‘I’ve spent almost a decade trying to drag my 300-year-old country estate into the 21st century’

It was Sept 13, 1774 and Dr Samuel Johnson, the writer, was making a note in his journal: “We came to Lord Sandys’s at Ombersley, where we were treated with great civility. The house is large. The hall is a very noble room.”
Ombersley Court, built between 1723 and 1730 for Samuel Sandys, 1st Baron Sandys, remains large and noble – though it has not been the home of any Lord Sandys for almost a decade.
It is a rare country house today – virtually unseen by the public throughout its history and only once sold. This sale came in 2017, four years after the death of Ombersley’s last hereditary custodian, Richard Hill, 7th and last Baron Sandys, who dedicated his life to the preservation of Ombersley.
It was bought by Tim Hopkins, a local businessman, who had grown up nearby.
“Ombersley Court always had a mystique,” he says. “It looked tired and grey and sad – a bit eerie.”
Before his death in 2013, having no children with his wife Patricia, the 7th Baron Sandys had established two trusts: the Sandys Trust for the house, chattels and surrounding 50 acres and the Ombersley Conservation Trust for 2,500 acres and 42 residential properties.

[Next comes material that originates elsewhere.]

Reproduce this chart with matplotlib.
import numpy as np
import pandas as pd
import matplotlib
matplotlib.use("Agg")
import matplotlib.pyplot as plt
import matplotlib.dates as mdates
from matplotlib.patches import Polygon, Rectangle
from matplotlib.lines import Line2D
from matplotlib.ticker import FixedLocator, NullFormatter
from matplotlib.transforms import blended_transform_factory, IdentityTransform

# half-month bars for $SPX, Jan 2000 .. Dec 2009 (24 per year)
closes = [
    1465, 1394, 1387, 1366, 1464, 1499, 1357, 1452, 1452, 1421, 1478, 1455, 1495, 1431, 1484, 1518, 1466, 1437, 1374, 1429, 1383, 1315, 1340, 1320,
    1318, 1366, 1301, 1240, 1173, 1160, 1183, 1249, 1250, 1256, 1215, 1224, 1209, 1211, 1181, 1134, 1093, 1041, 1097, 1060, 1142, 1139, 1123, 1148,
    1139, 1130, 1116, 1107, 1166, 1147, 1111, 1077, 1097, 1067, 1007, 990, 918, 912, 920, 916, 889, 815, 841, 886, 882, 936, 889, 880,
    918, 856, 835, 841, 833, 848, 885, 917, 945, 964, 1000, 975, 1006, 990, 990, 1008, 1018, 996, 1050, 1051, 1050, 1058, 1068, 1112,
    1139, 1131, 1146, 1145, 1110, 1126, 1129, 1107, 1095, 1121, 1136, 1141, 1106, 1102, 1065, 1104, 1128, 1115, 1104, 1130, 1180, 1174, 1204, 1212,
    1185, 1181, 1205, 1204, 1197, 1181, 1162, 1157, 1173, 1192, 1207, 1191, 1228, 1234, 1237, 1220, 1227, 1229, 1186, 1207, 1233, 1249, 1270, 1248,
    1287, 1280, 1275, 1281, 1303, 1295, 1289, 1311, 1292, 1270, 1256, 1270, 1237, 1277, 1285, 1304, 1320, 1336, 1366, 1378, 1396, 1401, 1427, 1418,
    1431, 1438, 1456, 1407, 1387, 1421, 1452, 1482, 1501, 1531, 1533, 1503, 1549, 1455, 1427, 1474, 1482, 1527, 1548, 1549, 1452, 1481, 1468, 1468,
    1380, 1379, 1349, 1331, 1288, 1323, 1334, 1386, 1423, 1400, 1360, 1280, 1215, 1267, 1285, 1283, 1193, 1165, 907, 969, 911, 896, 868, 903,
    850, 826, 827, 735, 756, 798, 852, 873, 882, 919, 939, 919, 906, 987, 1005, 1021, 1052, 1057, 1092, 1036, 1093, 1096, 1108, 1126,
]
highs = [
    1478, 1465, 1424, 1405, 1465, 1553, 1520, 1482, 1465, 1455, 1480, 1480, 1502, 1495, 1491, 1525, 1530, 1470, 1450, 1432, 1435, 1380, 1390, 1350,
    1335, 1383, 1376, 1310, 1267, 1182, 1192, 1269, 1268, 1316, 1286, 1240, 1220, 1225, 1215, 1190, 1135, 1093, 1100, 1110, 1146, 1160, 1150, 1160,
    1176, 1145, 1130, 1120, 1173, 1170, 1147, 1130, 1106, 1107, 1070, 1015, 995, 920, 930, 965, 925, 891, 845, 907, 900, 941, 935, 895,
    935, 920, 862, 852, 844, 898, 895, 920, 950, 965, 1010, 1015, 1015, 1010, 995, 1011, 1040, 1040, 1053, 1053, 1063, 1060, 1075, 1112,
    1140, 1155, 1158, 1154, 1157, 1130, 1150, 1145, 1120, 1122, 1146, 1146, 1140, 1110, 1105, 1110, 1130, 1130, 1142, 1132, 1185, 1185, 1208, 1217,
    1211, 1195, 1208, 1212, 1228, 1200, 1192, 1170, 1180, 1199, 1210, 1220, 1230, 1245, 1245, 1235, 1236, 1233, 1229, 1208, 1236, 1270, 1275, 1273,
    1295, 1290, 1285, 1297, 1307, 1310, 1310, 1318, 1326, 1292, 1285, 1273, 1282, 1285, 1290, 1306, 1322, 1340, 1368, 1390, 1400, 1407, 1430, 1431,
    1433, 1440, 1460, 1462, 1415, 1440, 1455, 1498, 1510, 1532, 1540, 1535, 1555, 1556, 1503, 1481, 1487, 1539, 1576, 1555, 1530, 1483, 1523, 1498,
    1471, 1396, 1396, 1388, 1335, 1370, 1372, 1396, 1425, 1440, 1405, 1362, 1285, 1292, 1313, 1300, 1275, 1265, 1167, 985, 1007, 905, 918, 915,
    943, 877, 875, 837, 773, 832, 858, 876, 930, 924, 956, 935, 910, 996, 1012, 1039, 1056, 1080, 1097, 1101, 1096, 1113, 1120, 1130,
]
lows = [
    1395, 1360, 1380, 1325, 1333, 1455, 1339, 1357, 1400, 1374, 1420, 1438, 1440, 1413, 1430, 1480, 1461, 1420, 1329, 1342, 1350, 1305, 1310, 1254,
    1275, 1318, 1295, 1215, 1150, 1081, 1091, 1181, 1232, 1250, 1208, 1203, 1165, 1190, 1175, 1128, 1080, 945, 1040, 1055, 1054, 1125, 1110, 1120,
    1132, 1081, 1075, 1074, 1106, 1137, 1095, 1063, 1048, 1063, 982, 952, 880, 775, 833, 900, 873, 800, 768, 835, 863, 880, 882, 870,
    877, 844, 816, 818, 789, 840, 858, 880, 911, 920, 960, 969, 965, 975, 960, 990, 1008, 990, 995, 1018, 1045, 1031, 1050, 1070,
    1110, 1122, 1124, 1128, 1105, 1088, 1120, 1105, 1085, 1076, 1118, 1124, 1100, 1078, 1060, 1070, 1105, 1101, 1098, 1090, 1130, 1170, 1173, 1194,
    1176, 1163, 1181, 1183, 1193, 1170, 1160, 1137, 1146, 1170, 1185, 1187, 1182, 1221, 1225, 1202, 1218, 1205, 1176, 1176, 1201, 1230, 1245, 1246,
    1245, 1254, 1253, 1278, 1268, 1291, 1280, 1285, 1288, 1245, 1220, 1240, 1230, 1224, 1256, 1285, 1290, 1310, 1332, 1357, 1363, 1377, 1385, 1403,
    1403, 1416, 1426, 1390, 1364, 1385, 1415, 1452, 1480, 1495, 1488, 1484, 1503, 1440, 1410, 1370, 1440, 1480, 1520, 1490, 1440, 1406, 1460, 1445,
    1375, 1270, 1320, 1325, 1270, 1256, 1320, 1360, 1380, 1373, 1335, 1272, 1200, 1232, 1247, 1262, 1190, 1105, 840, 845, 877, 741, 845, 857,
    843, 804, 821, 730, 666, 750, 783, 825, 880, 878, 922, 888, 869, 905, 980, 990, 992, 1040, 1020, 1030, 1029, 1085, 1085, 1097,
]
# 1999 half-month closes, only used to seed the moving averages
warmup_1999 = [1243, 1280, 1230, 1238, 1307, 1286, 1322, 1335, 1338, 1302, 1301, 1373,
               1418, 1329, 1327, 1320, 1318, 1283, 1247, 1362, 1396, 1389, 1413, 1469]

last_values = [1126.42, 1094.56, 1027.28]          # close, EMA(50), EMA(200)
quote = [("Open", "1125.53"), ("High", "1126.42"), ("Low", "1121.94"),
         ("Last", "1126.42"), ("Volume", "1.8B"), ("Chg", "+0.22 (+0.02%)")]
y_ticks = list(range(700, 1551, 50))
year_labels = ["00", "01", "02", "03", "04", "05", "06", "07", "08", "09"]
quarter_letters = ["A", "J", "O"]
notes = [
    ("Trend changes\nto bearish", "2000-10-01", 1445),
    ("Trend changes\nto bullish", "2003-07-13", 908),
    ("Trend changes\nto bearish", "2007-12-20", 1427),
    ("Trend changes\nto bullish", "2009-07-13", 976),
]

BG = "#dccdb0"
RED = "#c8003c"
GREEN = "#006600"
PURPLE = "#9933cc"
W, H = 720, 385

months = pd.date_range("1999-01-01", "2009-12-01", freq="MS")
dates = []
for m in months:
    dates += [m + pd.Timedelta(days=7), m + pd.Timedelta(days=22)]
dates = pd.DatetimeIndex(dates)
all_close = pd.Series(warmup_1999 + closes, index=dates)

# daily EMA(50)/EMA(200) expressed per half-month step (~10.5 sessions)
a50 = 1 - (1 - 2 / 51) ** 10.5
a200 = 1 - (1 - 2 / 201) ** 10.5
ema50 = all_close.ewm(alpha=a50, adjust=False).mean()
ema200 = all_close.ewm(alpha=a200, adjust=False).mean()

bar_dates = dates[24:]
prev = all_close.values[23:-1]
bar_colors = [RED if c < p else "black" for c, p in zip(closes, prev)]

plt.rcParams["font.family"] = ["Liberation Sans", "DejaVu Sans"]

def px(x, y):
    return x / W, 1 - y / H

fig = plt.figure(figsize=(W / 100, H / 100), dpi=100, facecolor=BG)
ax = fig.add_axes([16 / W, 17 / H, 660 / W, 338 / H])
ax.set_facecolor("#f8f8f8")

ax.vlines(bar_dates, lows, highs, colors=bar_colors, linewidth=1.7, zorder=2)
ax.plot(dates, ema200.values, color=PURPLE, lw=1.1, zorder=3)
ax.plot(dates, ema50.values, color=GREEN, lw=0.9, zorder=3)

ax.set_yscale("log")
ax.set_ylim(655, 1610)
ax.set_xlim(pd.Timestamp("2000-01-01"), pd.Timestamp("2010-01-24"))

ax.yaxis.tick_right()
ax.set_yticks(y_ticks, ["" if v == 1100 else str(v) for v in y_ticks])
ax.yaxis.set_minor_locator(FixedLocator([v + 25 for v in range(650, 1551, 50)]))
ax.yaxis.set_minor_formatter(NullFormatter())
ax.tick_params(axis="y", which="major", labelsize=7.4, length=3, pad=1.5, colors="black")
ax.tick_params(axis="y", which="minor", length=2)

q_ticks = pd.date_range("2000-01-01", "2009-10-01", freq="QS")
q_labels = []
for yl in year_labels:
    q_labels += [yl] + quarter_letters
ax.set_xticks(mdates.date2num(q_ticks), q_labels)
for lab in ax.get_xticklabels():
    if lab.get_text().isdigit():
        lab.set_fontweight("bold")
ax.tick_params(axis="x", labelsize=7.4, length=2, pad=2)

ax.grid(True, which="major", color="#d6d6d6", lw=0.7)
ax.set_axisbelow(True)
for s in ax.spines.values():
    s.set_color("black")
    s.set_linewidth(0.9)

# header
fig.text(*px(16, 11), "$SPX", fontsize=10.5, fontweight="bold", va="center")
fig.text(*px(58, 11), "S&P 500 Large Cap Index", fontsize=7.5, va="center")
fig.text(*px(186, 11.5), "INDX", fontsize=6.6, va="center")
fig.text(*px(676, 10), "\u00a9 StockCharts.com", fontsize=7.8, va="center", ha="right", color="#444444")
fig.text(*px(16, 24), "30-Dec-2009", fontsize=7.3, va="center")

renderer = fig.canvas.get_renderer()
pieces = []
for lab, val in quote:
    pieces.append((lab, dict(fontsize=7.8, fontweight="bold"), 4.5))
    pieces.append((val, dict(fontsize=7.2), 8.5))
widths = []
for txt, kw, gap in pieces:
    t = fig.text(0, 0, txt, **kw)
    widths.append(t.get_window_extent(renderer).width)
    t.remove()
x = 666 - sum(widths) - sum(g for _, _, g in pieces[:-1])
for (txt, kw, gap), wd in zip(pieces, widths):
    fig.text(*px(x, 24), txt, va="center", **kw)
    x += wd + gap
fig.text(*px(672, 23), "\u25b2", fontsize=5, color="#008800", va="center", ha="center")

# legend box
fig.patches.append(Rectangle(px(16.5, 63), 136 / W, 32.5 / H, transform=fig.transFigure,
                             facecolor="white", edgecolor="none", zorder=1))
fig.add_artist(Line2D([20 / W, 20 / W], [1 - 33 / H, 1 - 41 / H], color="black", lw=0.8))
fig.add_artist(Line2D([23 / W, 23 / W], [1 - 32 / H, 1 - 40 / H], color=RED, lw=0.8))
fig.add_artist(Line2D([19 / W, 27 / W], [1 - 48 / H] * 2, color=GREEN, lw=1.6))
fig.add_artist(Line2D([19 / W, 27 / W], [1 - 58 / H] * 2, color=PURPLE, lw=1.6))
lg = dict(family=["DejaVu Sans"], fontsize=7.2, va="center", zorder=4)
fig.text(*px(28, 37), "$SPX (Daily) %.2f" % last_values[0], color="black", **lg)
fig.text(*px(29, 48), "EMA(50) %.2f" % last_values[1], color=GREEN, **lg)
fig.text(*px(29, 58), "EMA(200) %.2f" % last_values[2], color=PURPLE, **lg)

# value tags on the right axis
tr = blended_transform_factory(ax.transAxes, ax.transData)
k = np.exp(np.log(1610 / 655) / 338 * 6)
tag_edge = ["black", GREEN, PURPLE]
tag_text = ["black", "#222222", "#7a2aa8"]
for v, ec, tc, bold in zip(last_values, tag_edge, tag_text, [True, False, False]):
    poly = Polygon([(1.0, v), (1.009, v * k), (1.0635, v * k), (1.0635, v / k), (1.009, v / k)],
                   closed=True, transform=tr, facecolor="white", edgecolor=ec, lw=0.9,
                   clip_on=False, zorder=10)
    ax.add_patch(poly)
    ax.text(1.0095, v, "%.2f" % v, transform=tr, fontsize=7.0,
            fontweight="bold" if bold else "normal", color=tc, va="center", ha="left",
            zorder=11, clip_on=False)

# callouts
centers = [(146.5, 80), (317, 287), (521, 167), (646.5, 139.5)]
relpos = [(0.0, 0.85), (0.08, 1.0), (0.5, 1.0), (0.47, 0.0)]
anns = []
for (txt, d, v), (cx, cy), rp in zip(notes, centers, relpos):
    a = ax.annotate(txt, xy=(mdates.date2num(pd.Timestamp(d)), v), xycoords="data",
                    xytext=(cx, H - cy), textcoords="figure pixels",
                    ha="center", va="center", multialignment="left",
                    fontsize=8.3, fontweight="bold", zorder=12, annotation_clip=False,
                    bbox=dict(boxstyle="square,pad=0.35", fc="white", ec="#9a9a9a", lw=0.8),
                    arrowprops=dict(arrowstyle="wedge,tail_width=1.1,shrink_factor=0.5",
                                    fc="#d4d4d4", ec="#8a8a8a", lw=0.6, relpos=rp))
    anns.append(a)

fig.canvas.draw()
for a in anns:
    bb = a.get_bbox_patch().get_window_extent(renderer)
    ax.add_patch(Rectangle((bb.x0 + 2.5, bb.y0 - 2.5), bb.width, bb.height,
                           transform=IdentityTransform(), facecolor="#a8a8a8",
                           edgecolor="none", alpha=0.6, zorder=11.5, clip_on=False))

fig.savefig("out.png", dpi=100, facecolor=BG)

After his death, a plan was needed for the big house. No one in the family wanted to take it on and since it belonged to a charity “it had to be sold in public”, says Hopkins.
At the time, Hopkins was working on a project with some ancient woodland in Kidderminster. When his architect mentioned Ombersley was for sale, “my ears pricked up”, he remembers.

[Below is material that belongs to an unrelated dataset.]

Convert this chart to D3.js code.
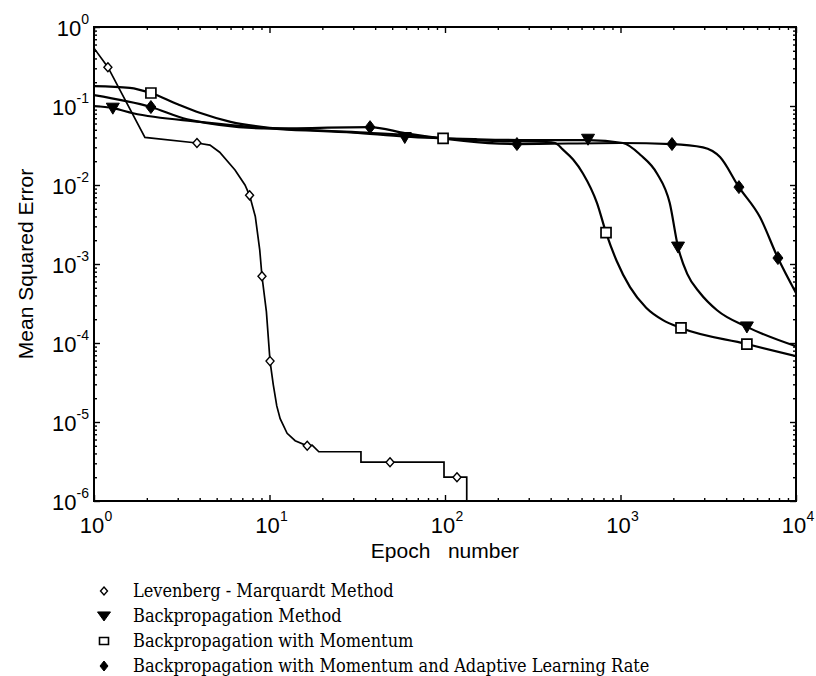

It was explained that the charity Revitalise, which provides respite grants to disabled adults and their carers, was interested in the house as a possible location and – subject to planning permission – the 7th Baron Sandys had agreed to give them the house.

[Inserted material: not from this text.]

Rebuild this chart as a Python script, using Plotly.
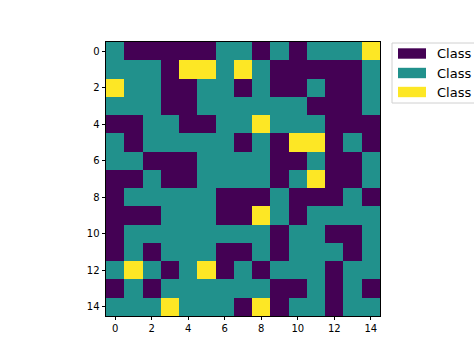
import plotly.graph_objects as go

# Class grid (rows top to bottom, columns left to right)
grid = [
    [1,0,0,0,0,0,1,1,0,1,0,1,1,1,2],
    [1,1,1,0,2,2,1,2,1,0,0,0,0,0,1],
    [2,1,1,0,0,1,1,0,1,0,0,1,0,0,1],
    [1,1,1,0,0,1,1,1,1,1,1,0,0,0,1],
    [0,0,1,1,0,0,1,1,2,1,1,1,0,0,0],
    [1,0,1,1,1,1,1,0,1,0,2,2,0,1,0],
    [1,1,0,0,0,1,1,1,1,0,0,1,0,0,1],
    [0,0,1,0,0,1,1,1,1,0,1,2,0,0,1],
    [0,1,1,1,1,1,0,0,0,1,0,0,0,1,0],
    [0,0,0,1,1,1,0,0,2,1,0,1,1,1,1],
    [0,1,1,1,1,1,1,1,1,0,1,1,0,0,1],
    [0,1,0,1,1,1,0,0,1,0,1,1,1,0,1],
    [1,2,1,0,1,2,0,1,0,1,1,1,0,1,1],
    [0,1,0,1,1,1,1,1,1,0,0,1,0,1,0],
    [1,1,1,2,1,1,1,0,2,0,1,1,0,1,1],
]
x_idx = list(range(15))
y_idx = list(range(15))
class_names = ["Class 0", "Class 1", "Class 2"]
class_colors = ["#440154", "#21918c", "#fde725"]
tick_vals = [0, 2, 4, 6, 8, 10, 12, 14]

W, H = 474, 355
L, R, T, B = 106, 380, 42, 316

def px_x(p):
    return (p - L) / (R - L)

def px_y(p):
    return (B - p) / (B - T)

fig = go.Figure()
fig.add_trace(go.Heatmap(
    z=grid, x=x_idx, y=y_idx,
    colorscale=[[0, class_colors[0]], [0.5, class_colors[1]], [1, class_colors[2]]],
    zmin=0, zmax=2, showscale=False, hoverinfo="skip",
))

axis_common = dict(
    showgrid=False, zeroline=False, showline=True, mirror=True,
    linecolor="black", linewidth=0.8,
    ticks="outside", ticklen=3.5, tickwidth=0.8, tickcolor="black",
    tickvals=tick_vals, ticktext=[str(v) for v in tick_vals],
    tickfont=dict(family="DejaVu Sans", size=10, color="black"),
)
fig.update_xaxes(range=[-0.5, 14.5], **axis_common)
fig.update_yaxes(range=[14.5, -0.5], **axis_common)

# Manual legend (clipped at the right edge like the reference)
shapes = [dict(
    type="rect", xref="paper", yref="paper",
    x0=px_x(392), x1=px_x(490), y0=px_y(103), y1=px_y(43),
    line=dict(color="#d0d0d0", width=1), fillcolor="rgba(255,255,255,0.8)", layer="above",
)]
annotations = []
row_centers = [53.5, 73, 92]
for name, col, yc in zip(class_names, class_colors, row_centers):
    shapes.append(dict(
        type="rect", xref="paper", yref="paper",
        x0=px_x(398), x1=px_x(426), y0=px_y(yc + 5.2), y1=px_y(yc - 5.2),
        line=dict(width=0), fillcolor=col, layer="above",
    ))
    annotations.append(dict(
        xref="paper", yref="paper", x=px_x(434.5), y=px_y(yc),
        text=name, showarrow=False, xanchor="left", yanchor="middle",
        font=dict(family="DejaVu Sans", size=13, color="black"),
    ))

fig.update_layout(
    width=W, height=H,
    margin=dict(l=L, r=W - R, t=T, b=H - B, autoexpand=False),
    paper_bgcolor="white", plot_bgcolor="white",
    shapes=shapes, annotations=annotations, showlegend=False,
)
fig.write_html("out.html")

Hopkins was asked whether he was interested in investing in the plan. He wasn’t but he “said I’d like to meet the trustees”.
It quickly became apparent that “being a Grade I-listed house, it was going to be such a complicated process to get planning permission that it wasn’t going to be worth it”.
If Ombersley couldn’t work for Revitalise, the 7th Baron Sandys had been keen for it to remain a family home. This worked for Hopkins, who bought the house in 2017 for an undisclosed sum. Though, as he says: “the house bought me – it wanted me.”